_THE INPUT_

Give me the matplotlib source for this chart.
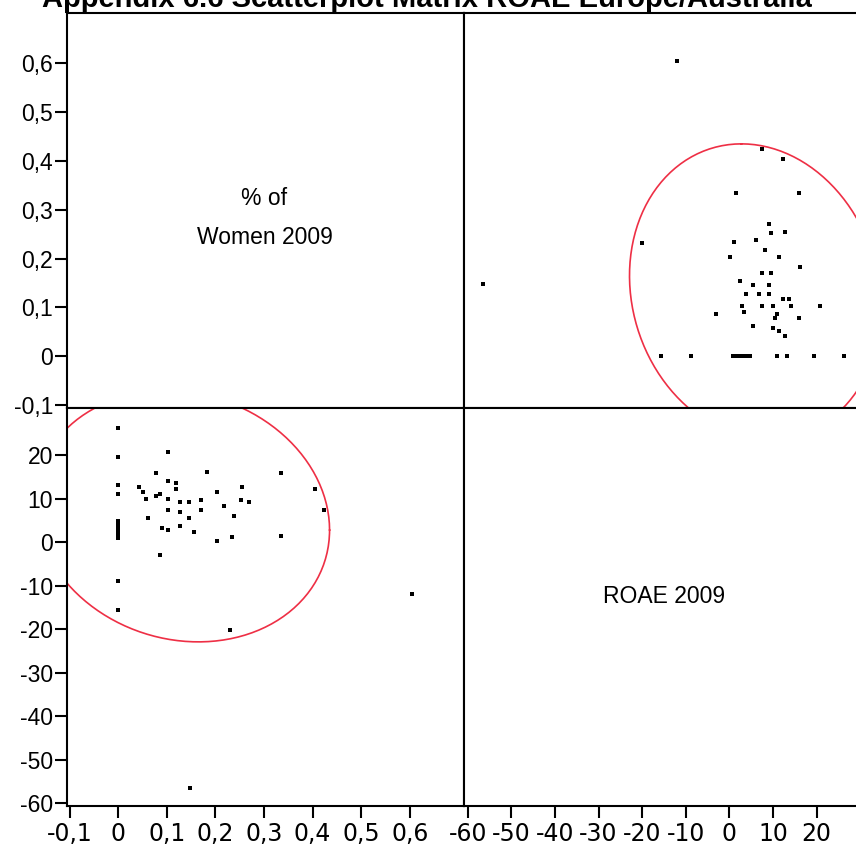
import numpy as np
import matplotlib

matplotlib.use("Agg")
import matplotlib.pyplot as plt  # noqa: E402

# share of women on the board (fraction) and ROAE (%) per company, 2009
WOMEN = [
    0.0, 0.0, 0.102, 0.182, 0.078, 0.335, 0.0, 0.102, 0.118, 0.118,
    0.042, 0.255, 0.404, 0.0, 0.051, 0.203, 0.086, 0.078, 0.057, 0.102,
    0.170, 0.252, 0.1265, 0.1465, 0.270, 0.2185, 0.4235, 0.102, 0.170, 0.1265,
    0.238, 0.062, 0.1465, 0.0, 0.0, 0.0, 0.0, 0.0, 0.0, 0.1265,
    0.090, 0.102, 0.155, 0.335, 0.235, 0.203, 0.086, 0.0, 0.0, 0.231,
    0.605, 0.147,
]
ROAE = [
    26.2, 19.5, 20.8, 16.2, 15.9, 15.9, 13.2, 14.1, 13.6, 12.3,
    12.7, 12.7, 12.3, 11.0, 11.4, 11.4, 11.0, 10.5, 10.0, 10.0,
    9.6, 9.6, 9.1, 9.1, 9.1, 8.2, 7.4, 7.4, 7.4, 6.9,
    6.0, 5.5, 5.5, 4.8, 4.0, 3.2, 2.5, 1.7, 0.9, 3.75,
    3.3, 2.8, 2.4, 1.5, 1.1, 0.2, -3.0, -8.9, -15.6, -20.1,
    -12.0, -56.4,
]

# density ellipse: centre and scaled covariance in (women, roae)
ELLIPSE_CENTER = [0.132, 5.9]
ELLIPSE_COV = [[0.0918, -0.95], [-0.95, 830.0]]

WOMEN_TICKS = [-0.1, 0.0, 0.1, 0.2, 0.3, 0.4, 0.5, 0.6]
ROAE_TICKS_X = [-60, -50, -40, -30, -20, -10, 0, 10, 20]
ROAE_TICKS_Y = [20, 10, 0, -10, -20, -30, -40, -50, -60]

TITLE = "Appendix 6.6 Scatterplot Matrix ROAE Europe/Australia"

W, H = 856, 850
LW = 1.5
RED = "#ee2f45"

fig = plt.figure(figsize=(W / 100, H / 100), dpi=100)


def px_axes(x0, y0, x1, y1):
    return fig.add_axes([x0 / W, 1 - y1 / H, (x1 - x0) / W, (y1 - y0) / H])


def comma(v):
    s = f"{v:g}"
    return "0" if s in ("0", "-0") else s.replace(".", ",")


X_LEFT, X_MID, X_RIGHT = 67, 464, 856
Y_TOP, Y_MID, Y_BOT = 13, 408, 806

women_xlim = (-0.1055, 0.7117)
roae_xlim = (-60.87, 29.04)
women_ylim = (-0.106, 0.703)
roae_ylim = (-60.6, 30.8)

ax_tl = px_axes(X_LEFT, Y_TOP, X_MID, Y_MID)
ax_tr = px_axes(X_MID, Y_TOP, X_RIGHT, Y_MID)
ax_bl = px_axes(X_LEFT, Y_MID, X_MID, Y_BOT)
ax_br = px_axes(X_MID, Y_MID, X_RIGHT, Y_BOT)

for ax in (ax_tl, ax_tr, ax_bl, ax_br):
    for sp in ax.spines.values():
        sp.set_linewidth(LW)
    ax.set_xticks([])
    ax.set_yticks([])
for ax in (ax_tr, ax_br):
    ax.spines["right"].set_visible(False)

ax_tl.set_xlim(women_xlim)
ax_tl.set_ylim(women_ylim)
ax_tr.set_xlim(roae_xlim)
ax_tr.set_ylim(women_ylim)
ax_bl.set_xlim(women_xlim)
ax_bl.set_ylim(roae_ylim)
ax_br.set_xlim(roae_xlim)
ax_br.set_ylim(roae_ylim)

# 95% density ellipse
t = np.linspace(0, 2 * np.pi, 240)
L = np.linalg.cholesky(np.array(ELLIPSE_COV))
ell = np.array(ELLIPSE_CENTER)[:, None] + L @ np.vstack([np.cos(t), np.sin(t)])

ax_tr.plot(ell[1], ell[0], color=RED, lw=1.2)
ax_bl.plot(ell[0], ell[1], color=RED, lw=1.2)

ax_tr.scatter(ROAE, WOMEN, marker="s", s=12, color="black", linewidths=0, zorder=3)
ax_bl.scatter(WOMEN, ROAE, marker="s", s=12, color="black", linewidths=0, zorder=3)

label_font = dict(family="Liberation Sans", size=16.5)
narrow_font = dict(family="Liberation Sans Narrow", size=17)

ax_tl.set_yticks(WOMEN_TICKS)
ax_tl.set_yticklabels([comma(v) for v in WOMEN_TICKS], **label_font)
ax_bl.set_yticks(ROAE_TICKS_Y)
ax_bl.set_yticklabels([comma(v) for v in ROAE_TICKS_Y], **label_font)
ax_bl.set_xticks(WOMEN_TICKS)
ax_bl.set_xticklabels([comma(v) for v in WOMEN_TICKS], **narrow_font)
ax_br.set_xticks(ROAE_TICKS_X)
ax_br.set_xticklabels([comma(v) for v in ROAE_TICKS_X], **narrow_font)

for ax in (ax_tl, ax_bl):
    ax.tick_params(axis="y", direction="out", length=8.6, width=LW, pad=1.5)
for ax in (ax_bl, ax_br):
    ax.tick_params(axis="x", direction="out", length=8.6, width=LW, pad=3)

ax_tl.text(0.301, 0.283, "% of\nWomen 2009", ha="center", va="center",
           linespacing=1.9, **label_font)
ax_br.text(-14.9, -12.6, "ROAE 2009", ha="center", va="center", **label_font)

fig.text(0.499, 1 - 7 / H, TITLE, ha="center", va="baseline",
         family="Liberation Sans", weight="bold", size=21)

fig.savefig("out.png", dpi=100)
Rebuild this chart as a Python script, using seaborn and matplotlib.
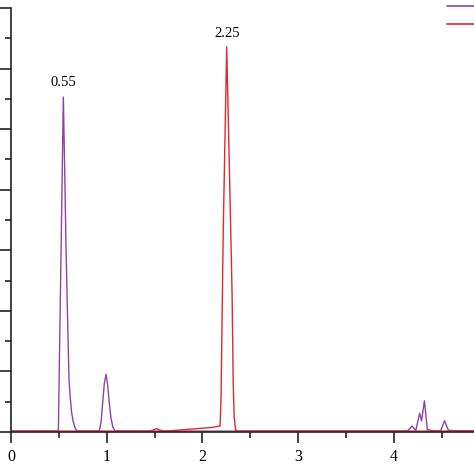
import numpy as np
import pandas as pd
import matplotlib
matplotlib.use("Agg")
import matplotlib.pyplot as plt
from matplotlib.ticker import MultipleLocator, NullFormatter
import seaborn as sns

# ---- data ----
purple_x = [0.0, 0.30, 0.495, 0.547, 0.560, 0.575, 0.590, 0.606, 0.620, 0.634,
            0.650, 0.668, 0.686, 0.75, 0.92, 0.94, 0.958, 0.975, 0.993, 1.010,
            1.027, 1.045, 1.065, 1.087, 1.15, 2.5, 4.10, 4.15, 4.19, 4.23,
            4.27, 4.29, 4.32, 4.35, 4.38, 4.42, 4.49, 4.53, 4.57, 4.65, 4.84]
purple_y = [0.03, 0.03, 0.03, 11.06, 8.8, 6.1, 3.9, 1.72, 1.1, 0.63,
            0.35, 0.15, 0.04, 0.03, 0.03, 0.3, 0.96, 1.6, 1.91, 1.55,
            0.96, 0.45, 0.15, 0.04, 0.03, 0.03, 0.03, 0.05, 0.2, 0.05,
            0.62, 0.37, 1.03, 0.09, 0.06, 0.04, 0.04, 0.37, 0.06, 0.04, 0.04]

red_x = [0.0, 1.45, 1.49, 1.52, 1.55, 1.60, 1.70, 1.90, 2.10, 2.185,
         2.195, 2.218, 2.254, 2.275, 2.296, 2.31, 2.322, 2.332, 2.345, 2.36,
         2.40, 3.0, 4.0, 4.84]
red_y = [0.03, 0.03, 0.07, 0.11, 0.07, 0.03, 0.05, 0.10, 0.15, 0.20,
         1.2, 6.67, 12.72, 9.7, 6.67, 4.6, 1.6, 0.5, 0.1, 0.03,
         0.03, 0.03, 0.03, 0.03]

peak_labels = ["0.55", "2.25"]
peak_x = [0.55, 2.257]
peak_y = [11.55, 13.17]

series_names = ["purple", "red"]
colors = ["#8e44a0", "#e0282d"]

df = pd.concat([
    pd.DataFrame({"time": purple_x, "signal": purple_y, "series": series_names[0]}),
    pd.DataFrame({"time": red_x, "signal": red_y, "series": series_names[1]}),
])

sns.set_style("ticks")
plt.rcParams['font.family'] = ['Liberation Serif', 'DejaVu Serif']

fig = plt.figure(figsize=(4.74, 4.74), dpi=100)
ax = fig.add_axes([11 / 474, 42 / 474, 463 / 474, 424 / 474])

sns.lineplot(data=df, x="time", y="signal", hue="series", palette=colors,
             linewidth=1.0, ax=ax, legend=False, sort=False, estimator=None)

for lab, xx, yy in zip(peak_labels, peak_x, peak_y):
    ax.text(xx, yy, lab, ha="center", va="center", fontsize=10.5, color="black")

ax.set_xlim(0, 463 / 95.7)
ax.set_ylim(0, 14)
ax.xaxis.set_major_locator(MultipleLocator(1))
ax.xaxis.set_minor_locator(MultipleLocator(0.5))
ax.yaxis.set_major_locator(MultipleLocator(2))
ax.yaxis.set_minor_locator(MultipleLocator(1))
ax.yaxis.set_major_formatter(NullFormatter())
ax.tick_params(axis="both", which="major", length=8, width=1.2, color="#222222",
               labelsize=11.5, labelcolor="black", pad=4)
ax.tick_params(axis="both", which="minor", length=4, width=1.2, color="#222222")
ax.set_xlabel("")
ax.set_ylabel("")
for s in ["top", "right"]:
    ax.spines[s].set_visible(False)
for s in ["left", "bottom"]:
    ax.spines[s].set_linewidth(1.2)
    ax.spines[s].set_color("#222222")

# legend: only the line keys show in the reference, their labels fall off the edge
handles = [plt.Line2D([], [], color=c, lw=1.2) for c in colors]
fig.legend(handles, ["", ""], loc="upper left",
           bbox_to_anchor=(447 / 474, 1 - 1.5 / 474), bbox_transform=fig.transFigure,
           frameon=False, borderpad=0, borderaxespad=0, handlelength=3,
           fontsize=9, labelspacing=0.5)

fig.savefig("out.png", dpi=100)
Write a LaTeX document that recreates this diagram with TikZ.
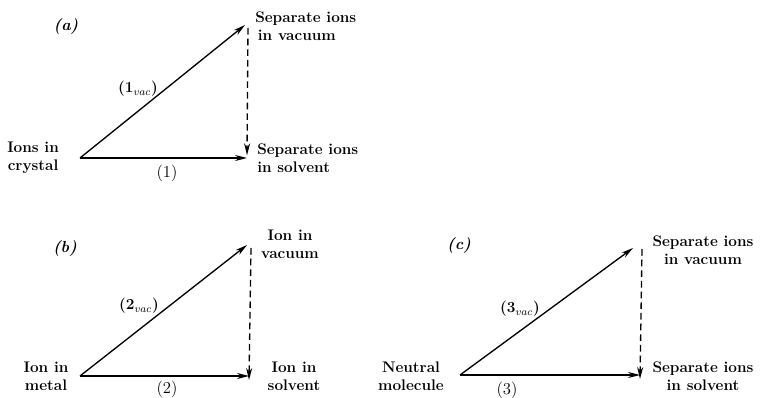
\documentclass[tikz,border=0pt]{standalone}
\usetikzlibrary{arrows.meta}
\begin{document}
\begin{tikzpicture}[x=0.75pt,y=-0.75pt,
  lbl/.style={font=\fontsize{11.5}{13.5}\selectfont\bfseries, inner sep=0pt},
  num/.style={font=\fontsize{12.5}{13}\selectfont, inner sep=0pt},
  vac/.style={font=\fontsize{11.5}{12}\selectfont\bfseries, inner sep=0pt},
  tag/.style={font=\fontsize{12}{13}\selectfont\bfseries\itshape, inner sep=0pt},
  arr/.style={line width=1pt, -{Stealth[length=9pt,width=4.5pt]}},
  darr/.style={line width=1pt, dash pattern=on 5pt off 3pt, -{Stealth[length=9pt,width=4.5pt]}}]
\useasboundingbox (0,0) rectangle (763,398);
% ---- panel (a)
\node[tag] (ta) at (66,26) {(a)};
\coordinate (a0) at (80,158);
\coordinate (a1) at (245,25);
\coordinate (a2) at (247,158);
\coordinate (a3) at (248,28);
\node[lbl, align=center, anchor=west] (ain) at (7,158) {Ions in\\crystal};
\node[lbl, align=left, anchor=west] (avac) at (255,26) {Separate ions\\\hspace*{2pt}in vacuum};
\node[lbl, align=left, anchor=west] (asol) at (257,158) {Separate ions\\in solvent};
\draw[arr] (a0) -- (a1);
\draw[arr] (a0) -- (a2);
\draw[darr] (a3) -- ([yshift=2]a2);
\node[vac] (a1l) at (138,89) {(1$_{vac}$)};
\node[num] (a1n) at (167,173) {(1)};
% ---- panel (b)
\node[tag] (tb) at (65,248) {(b)};
\coordinate (b0) at (80,376);
\coordinate (b1) at (247,245);
\coordinate (b2) at (249,376);
\coordinate (b3) at (251,248);
\node[lbl, align=center] (bin) at (46,376) {Ion in\\metal};
\node[lbl, align=center] (bvac) at (290,244) {Ion in\\vacuum};
\node[lbl, align=center] (bsol) at (294,376) {Ion in\\solvent};
\draw[arr] (b0) -- (b1);
\draw[arr] (b0) -- (b2);
\draw[darr] (b3) -- ([yshift=-3]b2);
\node[vac] (b2l) at (139,306) {(2$_{vac}$)};
\node[num] (b2n) at (167,389) {(2)};
% ---- panel (c)
\node[tag] (tc) at (459,245) {(c)};
\coordinate (c0) at (460,375);
\coordinate (c1) at (633,248);
\coordinate (c2) at (640,375);
\coordinate (c3) at (642,249);
\node[lbl, align=center] (cin) at (411,376) {Neutral\\molecule};
\node[lbl, align=center] (cvac) at (703,250) {Separate ions\\in vacuum};
\node[lbl, align=center] (csol) at (703,376) {Separate ions\\in solvent};
\draw[arr] (c0) -- (c1);
\draw[arr] (c0) -- (c2);
\draw[darr] (c3) -- ([yshift=-3]c2);
\node[vac] (c3l) at (520,309) {(3$_{vac}$)};
\node[num] (c3n) at (507,390) {(3)};
\end{tikzpicture}
\end{document}
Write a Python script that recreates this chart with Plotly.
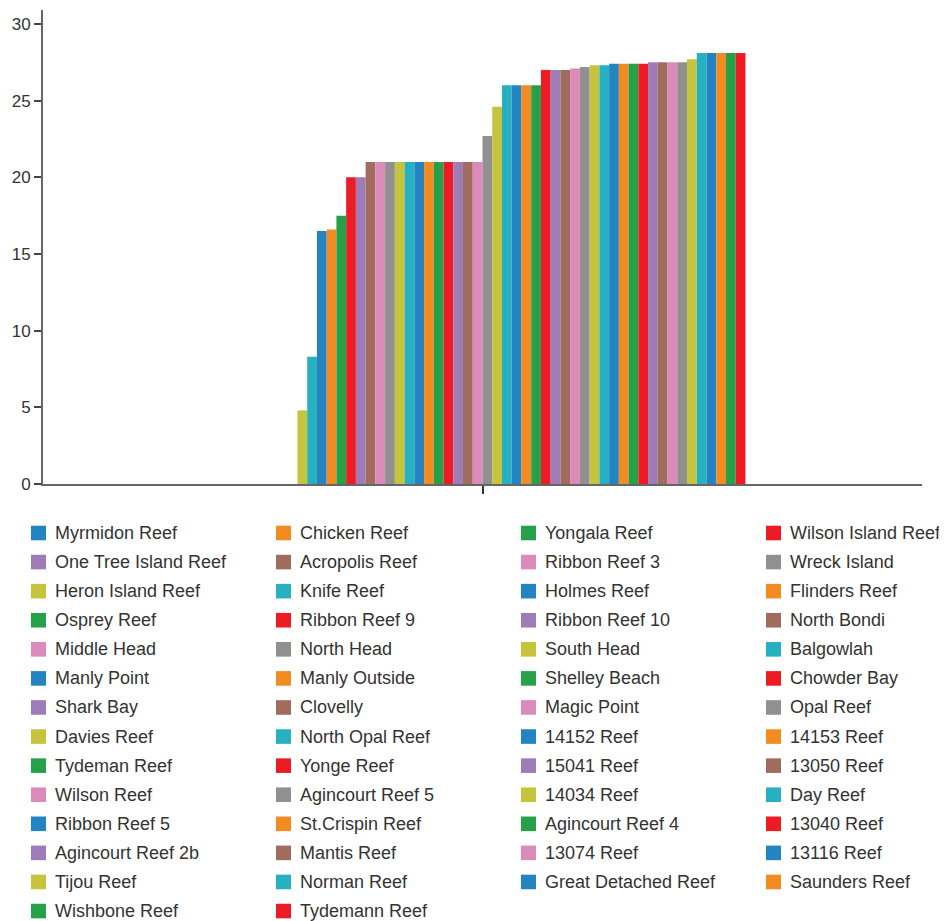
import plotly.graph_objects as go

# ---- data ----
reef_names = [
    "Myrmidon Reef", "Chicken Reef", "Yongala Reef", "Wilson Island Reef",
    "One Tree Island Reef", "Acropolis Reef", "Ribbon Reef 3", "Wreck Island",
    "Heron Island Reef", "Knife Reef", "Holmes Reef", "Flinders Reef",
    "Osprey Reef", "Ribbon Reef 9", "Ribbon Reef 10", "North Bondi",
    "Middle Head", "North Head", "South Head", "Balgowlah",
    "Manly Point", "Manly Outside", "Shelley Beach", "Chowder Bay",
    "Shark Bay", "Clovelly", "Magic Point", "Opal Reef",
    "Davies Reef", "North Opal Reef", "14152 Reef", "14153 Reef",
    "Tydeman Reef", "Yonge Reef", "15041 Reef", "13050 Reef",
    "Wilson Reef", "Agincourt Reef 5", "14034 Reef", "Day Reef",
    "Ribbon Reef 5", "St.Crispin Reef", "Agincourt Reef 4", "13040 Reef",
    "Agincourt Reef 2b", "Mantis Reef", "13074 Reef", "13116 Reef",
    "Tijou Reef", "Norman Reef", "Great Detached Reef", "Saunders Reef",
    "Wishbone Reef", "Tydemann Reef",
]
reef_values = [
    0, 0, 0, 0, 0, 0, 0, 0,
    4.8, 8.3, 16.5, 16.6, 17.5, 20.0, 20.0,
    21.0, 21.0, 21.0, 21.0, 21.0, 21.0, 21.0, 21.0, 21.0, 21.0, 21.0, 21.0,
    22.7, 24.6, 26.0, 26.0, 26.0, 26.0,
    27.0, 27.0, 27.0, 27.1, 27.2, 27.3, 27.3,
    27.4, 27.4, 27.4, 27.4, 27.5, 27.5, 27.5, 27.5,
    27.7, 28.1, 28.1, 28.1, 28.1, 28.1,
]
category = [""]
y_ticks = [0, 5, 10, 15, 20, 25, 30]

# ---- styling ----
palette = ["#2484c1", "#f28c22", "#27a149", "#ed1c24", "#9e7cb8",
           "#a06c5e", "#dc8aba", "#909090", "#c6c43c", "#26b0c0"]
legend_colors = [palette[i % 10] for i in range(len(reef_names))]
legend_colors[47] = palette[0]

OFF = 8  # page body margin
W, H = 947 - OFF, 921 - OFF
L, R, T, B = 43 - OFF, 25, 10 - OFF, 437
PW = W - L - R
PH = H - T - B
FONT = "Liberation Sans, Arial, Helvetica, sans-serif"

fig = go.Figure()
for i, (name, v) in enumerate(zip(reef_names, reef_values)):
    fig.add_trace(go.Bar(
        x=[0], y=[v], name=name,
        marker=dict(color=palette[i % 10], line=dict(width=0)),
        showlegend=False,
        hovertemplate=name + ": %{y}<extra></extra>",
    ))

def px2paper(px, py):
    # px, py in reference-screenshot pixels
    return (px - OFF - L) / PW, (H - B - (py - OFF)) / PH

shapes = []
annotations = []
for i, name in enumerate(reef_names):
    r, c = divmod(i, 4)
    sx = 31 + c * 245
    yc = 533 + r * 29.08
    x0, y0 = px2paper(sx, yc + 7.3)
    x1, y1 = px2paper(sx + 15, yc - 7.3)
    shapes.append(dict(type="rect", xref="paper", yref="paper",
                       x0=x0, x1=x1, y0=y0, y1=y1,
                       fillcolor=legend_colors[i], line=dict(width=0)))
    tx, ty = px2paper(53 + c * 245, yc)
    annotations.append(dict(xref="paper", yref="paper", x=tx, y=ty,
                            xanchor="left", yanchor="middle", text=name,
                            showarrow=False,
                            font=dict(size=18, color="#333333", family=FONT)))

fig.update_layout(
    width=W, height=H,
    margin=dict(l=L, r=R, t=T, b=B, pad=0),
    paper_bgcolor="white", plot_bgcolor="white",
    barmode="group", bargap=0.4017, bargroupgap=0,
    font=dict(family=FONT, color="#333333", size=17),
    shapes=shapes, annotations=annotations,
    showlegend=False,
    xaxis=dict(range=[-0.5, 0.5], tickvals=[0], ticktext=category,
               showline=True, linecolor="#666666", linewidth=2,
               ticks="outside", ticklen=8, tickcolor="#333333", tickwidth=2,
               showgrid=False, zeroline=False, fixedrange=True),
    yaxis=dict(range=[0, 30.91], tickvals=y_ticks,
               showline=True, linecolor="#666666", linewidth=2,
               ticks="outside", ticklen=7, tickcolor="#444444", tickwidth=1.5,
               showgrid=False, zeroline=False,
               tickfont=dict(size=17, color="#333333", family=FONT)),
)

fig.write_html("out.html")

_TASK DESCRIPTION_
Copy nothing but the lines from the first one in the listing through the line with "ROAE_TICKS_Y = [20, 10, 0, -10, -20, -30, -40, -50, -60]", and omit the pictures.

_SOLUTION FOR THIS PROBLEM_
Give me the matplotlib source for this chart.
import numpy as np
import matplotlib

matplotlib.use("Agg")
import matplotlib.pyplot as plt  # noqa: E402

# share of women on the board (fraction) and ROAE (%) per company, 2009
WOMEN = [
    0.0, 0.0, 0.102, 0.182, 0.078, 0.335, 0.0, 0.102, 0.118, 0.118,
    0.042, 0.255, 0.404, 0.0, 0.051, 0.203, 0.086, 0.078, 0.057, 0.102,
    0.170, 0.252, 0.1265, 0.1465, 0.270, 0.2185, 0.4235, 0.102, 0.170, 0.1265,
    0.238, 0.062, 0.1465, 0.0, 0.0, 0.0, 0.0, 0.0, 0.0, 0.1265,
    0.090, 0.102, 0.155, 0.335, 0.235, 0.203, 0.086, 0.0, 0.0, 0.231,
    0.605, 0.147,
]
ROAE = [
    26.2, 19.5, 20.8, 16.2, 15.9, 15.9, 13.2, 14.1, 13.6, 12.3,
    12.7, 12.7, 12.3, 11.0, 11.4, 11.4, 11.0, 10.5, 10.0, 10.0,
    9.6, 9.6, 9.1, 9.1, 9.1, 8.2, 7.4, 7.4, 7.4, 6.9,
    6.0, 5.5, 5.5, 4.8, 4.0, 3.2, 2.5, 1.7, 0.9, 3.75,
    3.3, 2.8, 2.4, 1.5, 1.1, 0.2, -3.0, -8.9, -15.6, -20.1,
    -12.0, -56.4,
]

# density ellipse: centre and scaled covariance in (women, roae)
ELLIPSE_CENTER = [0.132, 5.9]
ELLIPSE_COV = [[0.0918, -0.95], [-0.95, 830.0]]

WOMEN_TICKS = [-0.1, 0.0, 0.1, 0.2, 0.3, 0.4, 0.5, 0.6]
ROAE_TICKS_X = [-60, -50, -40, -30, -20, -10, 0, 10, 20]
ROAE_TICKS_Y = [20, 10, 0, -10, -20, -30, -40, -50, -60]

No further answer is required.